The Fed just fired back at Capitol Hill. In rare, blunt language, Chair Jerome Powell dismissed a GOP proposal to end interest payments to banks—calling the cost-saving claim “an illusion.”
Here’s what you need to know:
“Not saving, just spinning.” At a Senate Banking Committee hearing on Wednesday, Powell torched the argument that eliminating the Interest on Reserve Balances (IORB) would save US$1.1 trillion.
“There’s an illusion that it would save money. That is not the case.”
Why? Because the IORB, and its cousin—the Overnight Reverse Repo (ON RRP) facility—are core levers of the Fed’s interest rate control mechanism.
IORB at a Glance:
Current IORB: 4.4%
ON RRP: 4.25%
Bank reserves: US$3.2–US$3.4 trillion
“You want chaos?
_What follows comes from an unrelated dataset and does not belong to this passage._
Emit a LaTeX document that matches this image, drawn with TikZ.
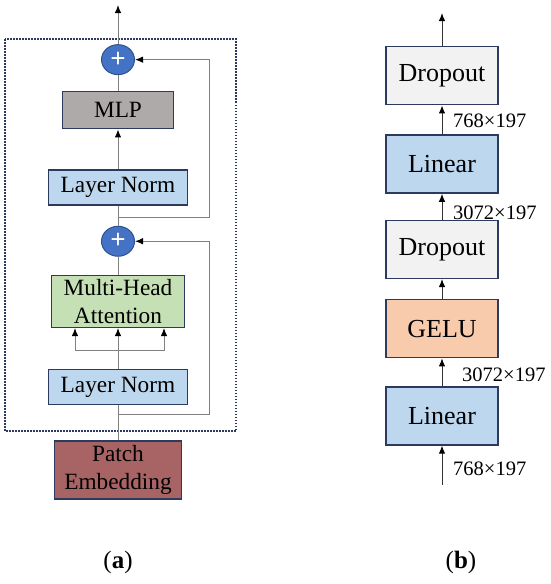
\documentclass[tikz,border=0pt]{standalone}
\usepackage{fontspec}
\setmainfont{Liberation Serif}
\usetikzlibrary{positioning,arrows.meta,shapes.geometric}

\definecolor{edge}{HTML}{2B3A5E}
\definecolor{lnblue}{HTML}{BDD7EE}
\definecolor{mlpgray}{HTML}{AEAAAA}
\definecolor{attgreen}{HTML}{C5E0B4}
\definecolor{embred}{HTML}{A86464}
\definecolor{plusblue}{HTML}{4472C4}
\definecolor{plusedge}{HTML}{2F528F}
\definecolor{dropgray}{HTML}{F2F2F2}
\definecolor{geluorange}{HTML}{F8CBAD}
\definecolor{linegray}{HTML}{808080}
\definecolor{flowgray}{HTML}{333333}

\begin{document}
\begin{tikzpicture}[x=1pt, y=-1pt, >={Latex[length=8pt,width=6.5pt,color=black]},
    blk/.style = {draw=edge, line width=1.3pt, inner sep=0pt, align=center, font=\fontsize{23.3}{27.5}\selectfont},
    wide/.style = {blk, minimum width=139pt, minimum height=35pt},
    bbox/.style = {blk, minimum width=112pt, minimum height=58pt, font=\fontsize{26}{28}\selectfont},
    plus/.style = {draw=plusedge, fill=plusblue, ellipse, line width=1pt, minimum width=33pt, minimum height=30pt, inner sep=0pt, text=white, font=\fontsize{27}{27}\selectfont\bfseries},
    link/.style = {draw=linegray, line width=1pt},
    flow/.style = {draw=flowgray, line width=1pt},
    dim/.style = {anchor=west, inner sep=0pt, font=\fontsize{20.5}{22}\selectfont},
    caption/.style = {inner sep=0pt, font=\fontsize{25}{26}\selectfont}]
    \useasboundingbox (0,0) rectangle (550,584);

    % (a) encoder block
    \draw[draw=edge, line width=1.5pt, dash pattern=on 1.5pt off 1.5pt] (5,39) rectangle (236,431);
    \node[blk, fill=embred, minimum width=127pt, minimum height=58pt, font=\fontsize{23.3}{28}\selectfont] (embed) at (118,470) {Patch\\Embedding};
    \node[wide, fill=lnblue] (norm1) [above=35pt of embed] {Layer Norm};
    \node[blk, fill=attgreen, minimum width=133pt, minimum height=52pt] (attn) [above=41pt of norm1] {Multi-Head\\Attention};
    \node[plus] (add1) [above=18pt of attn] {+};
    \node[wide, fill=lnblue] (norm2) [above=20pt of add1] {Layer Norm};
    \node[blk, fill=mlpgray, minimum width=111pt, minimum height=37pt] (mlp) [above=40pt of norm2] {MLP};
    \node[plus] (add2) [above=16pt of mlp] {+};
    \coordinate (out) at (118,5);
    \coordinate (fork) at (118,350);
    \coordinate (tap1) at (118,414);
    \coordinate (tap2) at (118,217);

    \draw[link] (embed) -- (norm1);
    \draw[link] (norm1) -- (fork);
    \draw[link, ->] (fork) -- (attn);
    \draw[link, ->] (fork) -| ([xshift=-43pt]attn.south);
    \draw[link, ->] (fork) -| ([xshift=46pt]attn.south);
    \draw[link] (attn) -- (add1);
    \draw[link, ->] (tap1) -- ++(91,0) |- (add1);
    \draw[link] (add1) -- (norm2);
    \draw[link, ->] (norm2) -- (mlp);
    \draw[link, ->] (tap2) -- ++(91,0) |- (add2);
    \draw[link] (mlp) -- (add2);
    \draw[link, ->] (add2) -- (out);

    % (b) MLP
    \node[bbox, fill=lnblue] (lin1) at (442,416) {Linear};
    \node[bbox, fill=geluorange] (gelu) [above=28pt of lin1] {GELU};
    \node[bbox, fill=dropgray] (drop1) [above=20pt of gelu] {Dropout};
    \node[bbox, fill=lnblue] (lin2) [above=26pt of drop1] {Linear};
    \node[bbox, fill=dropgray] (drop2) [above=29pt of lin2] {Dropout};
    \coordinate (inp) at (442,485);
    \coordinate (res) at (442,13);

    \draw[flow, ->] (inp) -- (lin1);
    \draw[flow, ->] (lin1) -- (gelu);
    \draw[flow, ->] (gelu) -- (drop1);
    \draw[flow, ->] (drop1) -- (lin2);
    \draw[flow, ->] (lin2) -- (drop2);
    \draw[flow, ->] (drop2) -- (res);

    \node[dim] (dimin) at (453,469) {768×197};
    \node[dim] (dimgelu) at (462,375) {3072×197};
    \node[dim] (dimdrop) at (453,213) {3072×197};
    \node[dim] (dimout) at (453,121) {768×197};

    \node[caption] (capa) at (118,562) {(\textbf{a})};
    \node[caption] (capb) at (461,562) {(\textbf{b})};
\end{tikzpicture}
\end{document}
Go back to scarce reserves.” Powell cautioned that removing these tools would force the U.S. back to a pre-2008 “scarce reserves” system—describing it as a “long, bumpy, volatile road.”
The ample reserves regime isn’t just technical jargon—it supports financial system liquidity and enables banks to lend. Disrupting it could destabilize both policy and markets.
Politics in Play Senator Ted Cruz and others backing the cut argue it’s a fiscal fix. But Powell’s counterpunch makes one thing clear: undermining Fed tools to save money could cost far more in lost confidence and economic control.
Congress originally approved interest payments in 2006; the Fed began using them during the 2008 crisis to steady short-term markets.
Money Master Take:
Banks: Regional lenders could feel earnings pressure if IORB ends.
Bond Market: Watch for instability in short-term yields if the Fed’s grip weakens.
Investors: This battle tests Fed independence—outcomes could reshape how markets interpret future policy moves.
This isn’t just a monetary policy footnote—it’s a fight over how modern markets are managed. And if politics wins, predictability loses.